Can you change who you are?
At first thought, my instinct is to say, “yes.” One part will, two parts determination and mix thoroughly.
Over nine years ago, I moved to the United States. I remember the day I got accepted to Carnegie Mellon University as if it happened this morning. The telegram, the flowers and the tears. I’d wanted to come to America since my early teens and getting into CMU had been a long and strenuous journey.
I remember thinking that this was my one chance to change. To start over. No one knew me in the US, no one had grown up with the geeky Karen who wore glasses as thick as a coke-bottle bottom. No one knew my weaknesses, no one could use my past to make fun of me. It was the perfect opportunity to have a personal makeover. I was determined to change myself.
Week one came and I was cool. I made some new friends, I laughed at the right times, I wore the right things and I didn’t say anything too embarrassing. I don’t mean to imply that I was at the center of the in-crowd or anything, but I did manage not to screw up anything major. So it was possible to change oneself, after all.
Not exactly.
It took a few weeks or so, but eventually I made my way back to the original Karen. The one with the same set of flaws, the collection of not-so-cute quirks and the same baggage. The new Karen was just a role, and one can only act for so long. The new skin we create becomes uncomfortable. It’s too tight or too loose. It just doesn’t feel right.
Over the years, I’ve had a few opportunities to start over. The move to Pittsburgh, a new boyfriend, and then another, a move to New York City and a new job. Each presented me with the same titillating need to create a new Karen and every single time, I crawled right back into the familiar one.
So is it impossible to change oneself?
I think that when we make a conscious effort, it’s extremely difficult to change who we are. And yet, I also think that we change continuously. Each day of our lives small things happen. These tiny, insignificant bits change us in miniscule ways. Sometimes huge things occur and our personality takes leaps. But often times, these are not premeditated. So much so that even we might not notice that we changed until the right opportunity presents itself. Not only is it possible to change oneself, but we are continuously in the process of changing ourselves.
The trick is not to force it. To let nature take its own course. To recognize that the very first step to changing oneself is accepting oneself.
Previously? ‘Tis the Season .
You’re right… we *can’t* force it. It just happens. Because it takes so much more than just the desire to change to actually make it happen.
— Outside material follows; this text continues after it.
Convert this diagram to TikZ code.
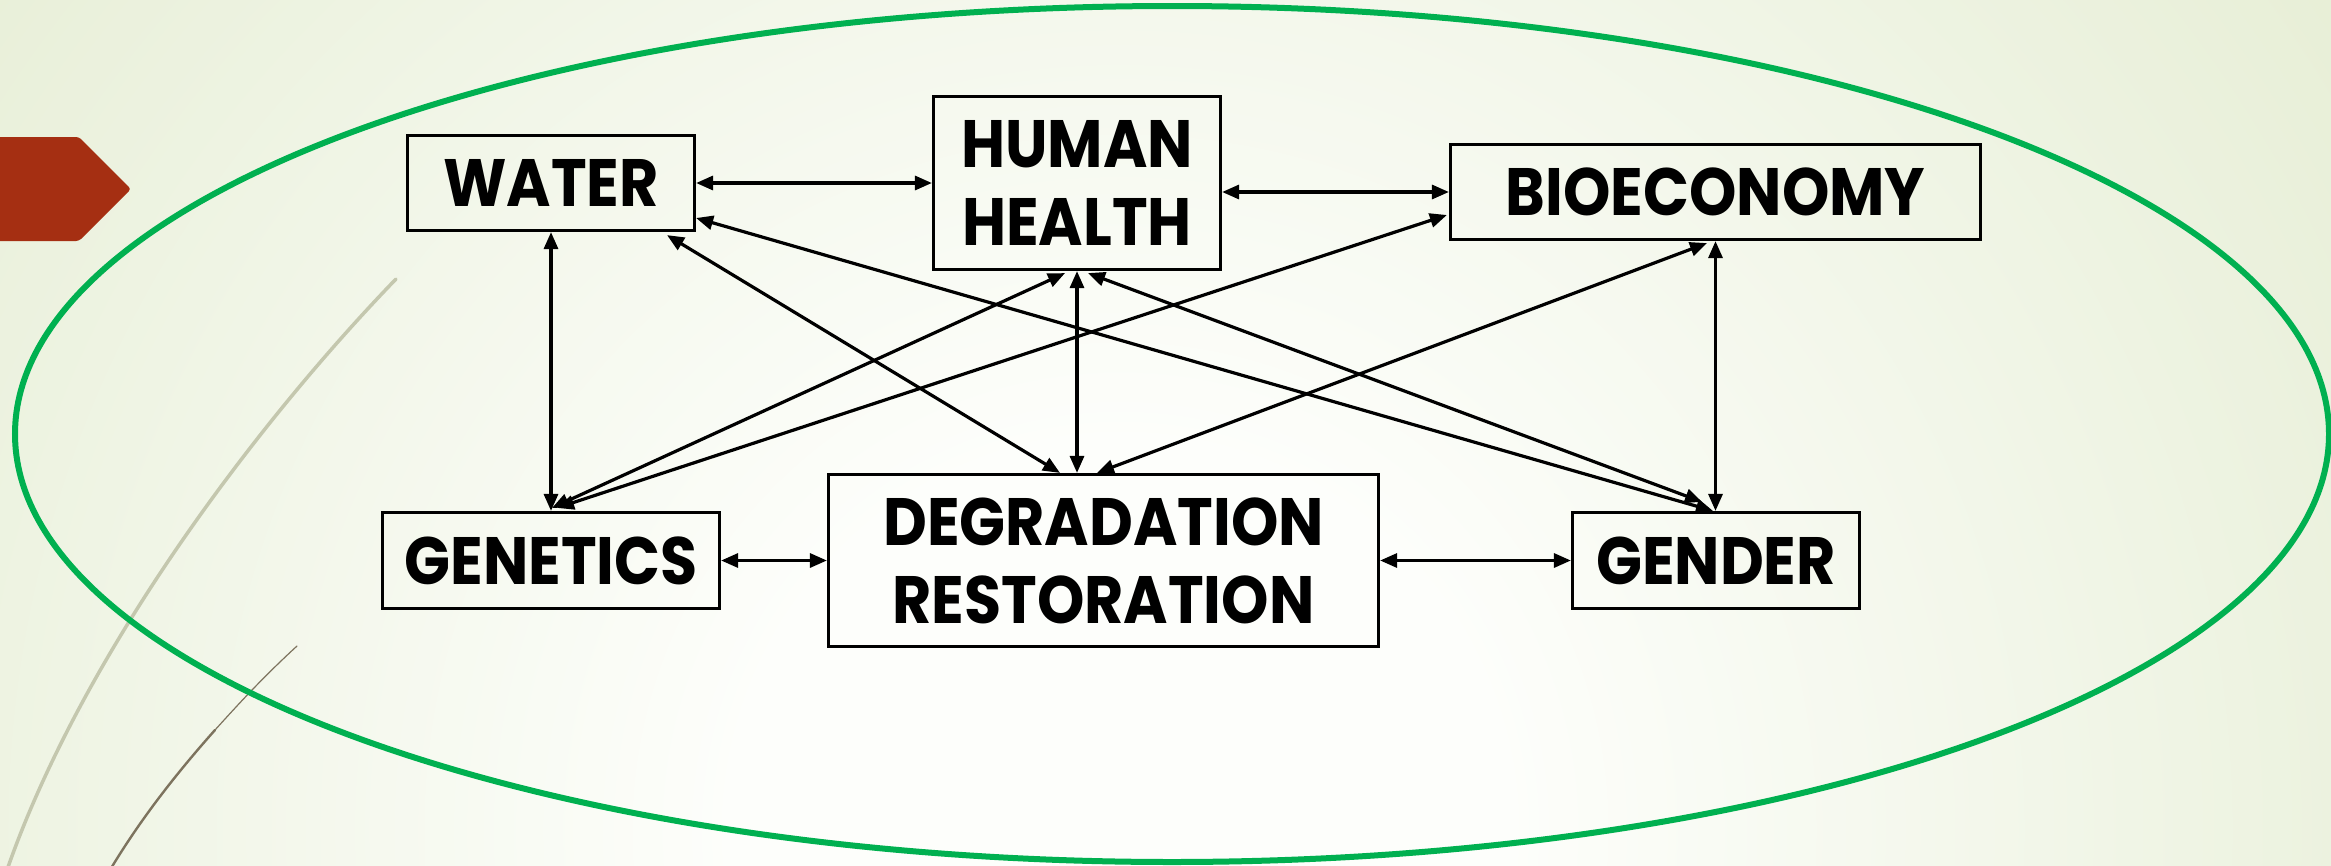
\documentclass[tikz,border=0pt]{standalone}
\usepackage{fontspec}
\setmainfont{Poppins}
\newfontfamily\boxfont{Poppins}[FakeStretch=0.9]
\usetikzlibrary{arrows.meta,calc}
\definecolor{grn}{HTML}{00B050}
\definecolor{rust}{HTML}{A52F12}
\definecolor{bgedge}{HTML}{DCE6C0}
\definecolor{bgmid}{HTML}{ECF2DF}
\definecolor{bgin}{HTML}{FDFEFB}
\definecolor{lgray}{HTML}{C4C7AE}
\definecolor{dbrown}{HTML}{7D735E}
\pgfdeclareradialshading{bgshade}{\pgfpoint{0bp}{0bp}}{color(0bp)=(bgin); color(6bp)=(bgin); color(19bp)=(bgmid); color(34bp)=(bgedge); color(50bp)=(bgedge)}
\begin{document}
\begin{tikzpicture}[x=1pt,y=-1pt,
  box/.style={draw=black, line width=3.2pt, inner sep=0pt, align=center,
    font=\boxfont\fontsize{67}{78}\selectfont\bfseries},
  link/.style={line width=3.2pt, {Triangle[length=17pt,width=14pt]}-{Triangle[length=17pt,width=14pt]}},
  ring/.style={draw=grn, line width=6pt},
  deco/.style={line cap=round}]
\useasboundingbox (0,0) rectangle (2331,865);
\begin{scope}
  \clip (0,0) rectangle (2331,865);
  \fill[bgedge] (0,0) rectangle (2331,865);
  \shade[shading=bgshade] (1120,830) circle (1600);
  \draw[deco, lgray, line width=3.5pt] (396,279) .. controls (250,430) and (80,660) .. (7,870);
  \draw[deco, dbrown, line width=1.2pt] (297,646) .. controls (260,680) and (235,708) .. (215,730);
  \draw[deco, dbrown, line width=2.4pt] (215,730) .. controls (175,775) and (140,820) .. (110,870);
  \fill[rust, rounded corners=3pt] (-10,137) -- (79,137) -- (131,189) -- (79,241) -- (-10,241) -- cycle;
\end{scope}
\draw[ring] (1172,434) ellipse [x radius=1157, y radius=428];

\node[box, minimum width=287pt, minimum height=95pt] (water) at (551,183) {WATER};
\node[box, minimum width=287pt, minimum height=173pt] (hh) at (1077,183) {HUMAN\\HEALTH};
\node[box, minimum width=530pt, minimum height=95pt] (bio) at (1715.5,192) {BIOECONOMY};
\node[box, minimum width=337pt, minimum height=96pt] (gen) at (551,560.5) {GENETICS};
\node[box, minimum width=550pt, minimum height=172pt] (deg) at (1103.5,560.5) {DEGRADATION\\RESTORATION};
\node[box, minimum width=287pt, minimum height=96pt] (gender) at (1716,560.5) {GENDER};

\draw[link] (water.east) -- (hh.west);
\draw[link] (hh.east |- bio.west) -- (bio.west);
\draw[link] (gen.east) -- (deg.west);
\draw[link] (deg.east) -- (gender.west);
\draw[link] (water.south) -- (gen.north);
\draw[link] (hh.south) -- (hh.south |- deg.north);
\draw[link] (bio.south) -- (bio.south |- gender.north);
\draw[link] ($(water.south)+(116,3)$) -- ($(deg.north)+(-43.5,0)$);
\draw[link] ($(water.east)+(0,35)$) -- ($(gender.north)+(-3,0)$);
\draw[link] ($(hh.south)+(11,2)$) -- ($(gender.north)+(-14,-9)$);
\draw[link] ($(hh.south)+(-12,2)$) -- ($(gen.north)+(1,-3)$);
\draw[link] ($(bio.west)+(-2,23)$) -- ($(gen.north)+(6,-3)$);
\draw[link] ($(bio.south)+(-8.5,2)$) -- ($(deg.north)+(-6.5,0)$);
\end{tikzpicture}
\end{document}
And yet, something profoud *can* make people ‘evolve’ and ‘mature’ and ‘develop.’ They haven’t changed, they’re still the same person, but hopefully, even if it is by a small delta… a better person.
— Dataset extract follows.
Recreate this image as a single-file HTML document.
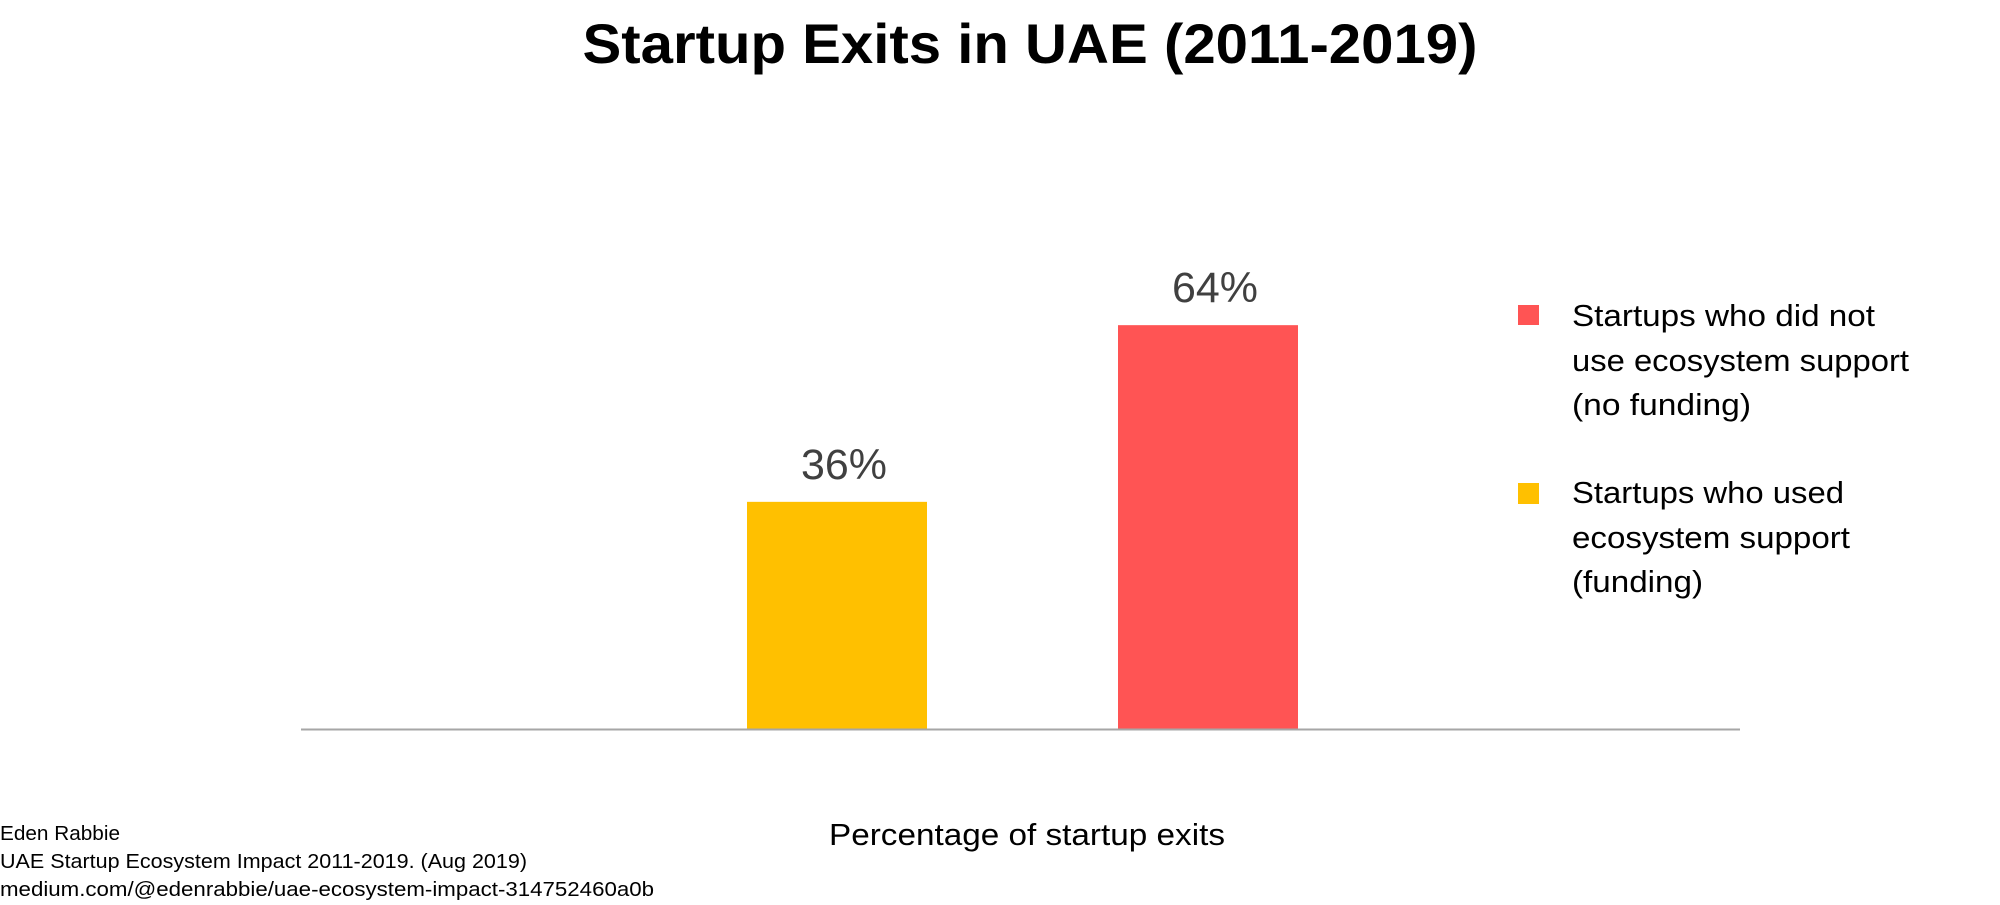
<!DOCTYPE html>
<html><head><meta charset="utf-8"><style>
html,body{margin:0;padding:0;background:#fff;}
svg{display:block;}
text{font-family:"Liberation Sans",sans-serif;}
</style></head><body>
<svg id="chart" width="2000" height="905" viewBox="0 0 2000 905" xmlns="http://www.w3.org/2000/svg">
<text x="1030" y="63" text-anchor="middle" font-size="56" font-weight="bold" fill="#000" textLength="895" lengthAdjust="spacingAndGlyphs">Startup Exits in UAE (2011-2019)</text>
<g id="bars"></g>
<line x1="301" y1="729.5" x2="1740" y2="729.5" stroke="#a6a6a6" stroke-width="2"/>
<text x="1027" y="845" text-anchor="middle" font-size="31" fill="#000" textLength="396" lengthAdjust="spacingAndGlyphs">Percentage of startup exits</text>
<g>
<rect x="1518" y="305" width="21" height="20" fill="#ff5454"/>
<text font-size="31" fill="#000">
<tspan x="1572" y="326" textLength="303" lengthAdjust="spacingAndGlyphs">Startups who did not</tspan>
<tspan x="1572" y="371" textLength="337" lengthAdjust="spacingAndGlyphs">use ecosystem support</tspan>
<tspan x="1572" y="415" textLength="179" lengthAdjust="spacingAndGlyphs">(no funding)</tspan>
</text>
<rect x="1518" y="483" width="21" height="21" fill="#ffc000"/>
<text font-size="31" fill="#000">
<tspan x="1572" y="503" textLength="272" lengthAdjust="spacingAndGlyphs">Startups who used</tspan>
<tspan x="1572" y="548" textLength="278" lengthAdjust="spacingAndGlyphs">ecosystem support</tspan>
<tspan x="1572" y="592" textLength="131" lengthAdjust="spacingAndGlyphs">(funding)</tspan>
</text>
</g>
<text font-size="20" fill="#000">
<tspan x="0" y="840" textLength="120" lengthAdjust="spacingAndGlyphs">Eden Rabbie</tspan>
<tspan x="0" y="868" textLength="527" lengthAdjust="spacingAndGlyphs">UAE Startup Ecosystem Impact 2011-2019. (Aug 2019)</tspan>
<tspan x="0" y="896" textLength="654" lengthAdjust="spacingAndGlyphs">medium.com/@edenrabbie/uae-ecosystem-impact-314752460a0b</tspan>
</text>
</svg>
<script>
const categories = ["Startups who used ecosystem support (funding)", "Startups who did not use ecosystem support (no funding)"];
const values = [36, 64];
const valueLabels = ["36%", "64%"];
const colors = ["#ffc000", "#ff5454"];
const centers = [837, 1208];
const baseY = 729, pxPerUnit = 6.31, barW = 180;
function yScale(v){ return baseY - v * pxPerUnit; }
const g = document.getElementById('bars');
const NS = "http://www.w3.org/2000/svg";
values.forEach((v, i) => {
  const r = document.createElementNS(NS, 'rect');
  
  
  r.setAttribute('x', centers[i] - barW / 2);
  r.setAttribute('y', yScale(v));
  r.setAttribute('width', barW);
  r.setAttribute('height', baseY - yScale(v));
  r.setAttribute('fill', colors[i]);
  g.appendChild(r);
  const t = document.createElementNS(NS, 'text');
  
  
  t.setAttribute('x', centers[i] + 7);
  t.setAttribute('y', yScale(v) - 23);
  t.setAttribute('text-anchor', 'middle');
  t.setAttribute('font-size', '43');
  t.setAttribute('fill', '#404040');
  t.setAttribute('textLength', '86');
  t.setAttribute('lengthAdjust', 'spacingAndGlyphs');
  t.textContent = valueLabels[i];
  g.appendChild(t);
});
</script>
</body></html>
Fascinating post. I don’t think you can change who you are if you are relatively happy with who you are or large factions of who you have become. I made a huge change in my life and left all of my friends in Minneapolis to start over in Boston (though am currently on hiatus in Milwaukee for a few months first to overdose on family) and my original thoughts were to perhaps redo myself and just completely make me over.
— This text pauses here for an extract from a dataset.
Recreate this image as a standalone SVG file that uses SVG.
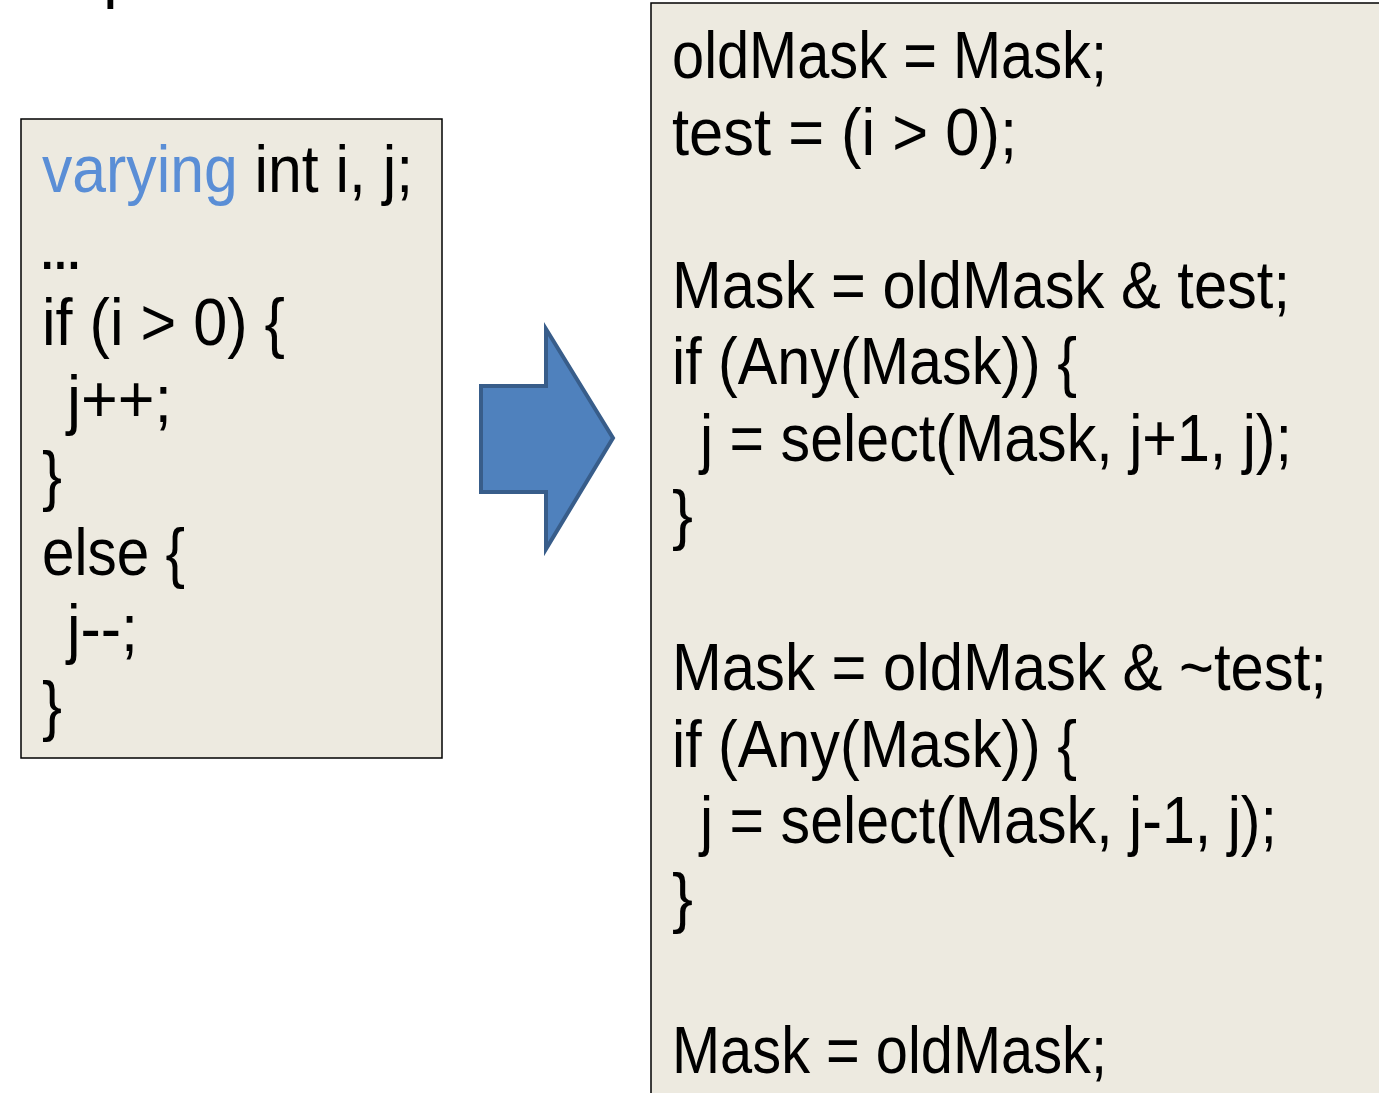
<svg xmlns="http://www.w3.org/2000/svg" width="1379" height="1093" viewBox="0 0 1379 1093">
<style>
.box{fill:#EDEAE0;stroke:#000;stroke-width:1.5}
.code{font-family:"Liberation Sans","Noto Sans",sans-serif;font-size:66px;fill:#000}
.kw{fill:#5A8ED6}
</style>
<rect width="1379" height="1093" fill="#fff"/>
<text class="code" x="103" y="-5">p</text>
<g id="source">
<rect class="box" x="21" y="119" width="421" height="639"/>
<text class="code" x="42" y="192" textLength="371" lengthAdjust="spacingAndGlyphs"><tspan class="kw">varying</tspan> int i, j;</text>
<text class="code" x="38" y="268.5" letter-spacing="-5" font-size="70">...</text>
<text class="code" x="42" y="345" textLength="243" lengthAdjust="spacingAndGlyphs">if (i &gt; 0) {</text>
<text class="code" x="67" y="421.5" textLength="105" lengthAdjust="spacingAndGlyphs">j++;</text>
<text class="code" x="42" y="498" textLength="20" lengthAdjust="spacingAndGlyphs">}</text>
<text class="code" x="42" y="574.5" textLength="143" lengthAdjust="spacingAndGlyphs">else {</text>
<text class="code" x="67" y="651" textLength="71" lengthAdjust="spacingAndGlyphs">j--;</text>
<text class="code" x="42" y="727.5" textLength="20" lengthAdjust="spacingAndGlyphs">}</text>
</g>
<g id="arrow">
<polygon points="481,386 546,386 546,329 613,438 546,549 546,492 481,492" fill="#4F81BD" stroke="#385D8A" stroke-width="4" stroke-linejoin="miter"/>
</g>
<g id="result">
<rect class="box" x="651" y="3" width="740" height="1100"/>
<text class="code" x="672" y="78" textLength="435" lengthAdjust="spacingAndGlyphs">oldMask = Mask;</text>
<text class="code" x="672" y="154.5" textLength="345" lengthAdjust="spacingAndGlyphs">test = (i &gt; 0);</text>
<text class="code" x="672" y="307.5" textLength="618" lengthAdjust="spacingAndGlyphs">Mask = oldMask &amp; test;</text>
<text class="code" x="672" y="384" textLength="405" lengthAdjust="spacingAndGlyphs">if (Any(Mask)) {</text>
<text class="code" x="700" y="460.5" textLength="592" lengthAdjust="spacingAndGlyphs">j = select(Mask, j+1, j);</text>
<text class="code" x="672" y="537" textLength="21" lengthAdjust="spacingAndGlyphs">}</text>
<text class="code" x="672" y="690" textLength="655" lengthAdjust="spacingAndGlyphs">Mask = oldMask &amp; ~test;</text>
<text class="code" x="672" y="766.5" textLength="405" lengthAdjust="spacingAndGlyphs">if (Any(Mask)) {</text>
<text class="code" x="700" y="843" textLength="577" lengthAdjust="spacingAndGlyphs">j = select(Mask, j-1, j);</text>
<text class="code" x="672" y="919.5" textLength="21" lengthAdjust="spacingAndGlyphs">}</text>
<text class="code" x="672" y="1072.5" textLength="435" lengthAdjust="spacingAndGlyphs">Mask = oldMask;</text>
</g>
</svg>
However, in retrospect, and with further thought on the matter, I’ve realized I don’t want to change who I am at all. I like me. I make people laugh. I am polite to most everybody and blah blah blah good me stuff here. There are facets of myself I hope to embellish, like sociability and perhaps a bit of an overhaul of my love life, but those aren’t facets of my personality or being, so I think they’ll be relatively easy to change. They were once upon a time back in high school when I decided I wanted to make more friends so I just started saying hi to everyone in my classes. But the crap that comes with the good in me, that’s here to stay, and unless I reinvent a whole new persona, well, I might as well change my name at the same time, because otherwise the transformation would be very difficult to maintain.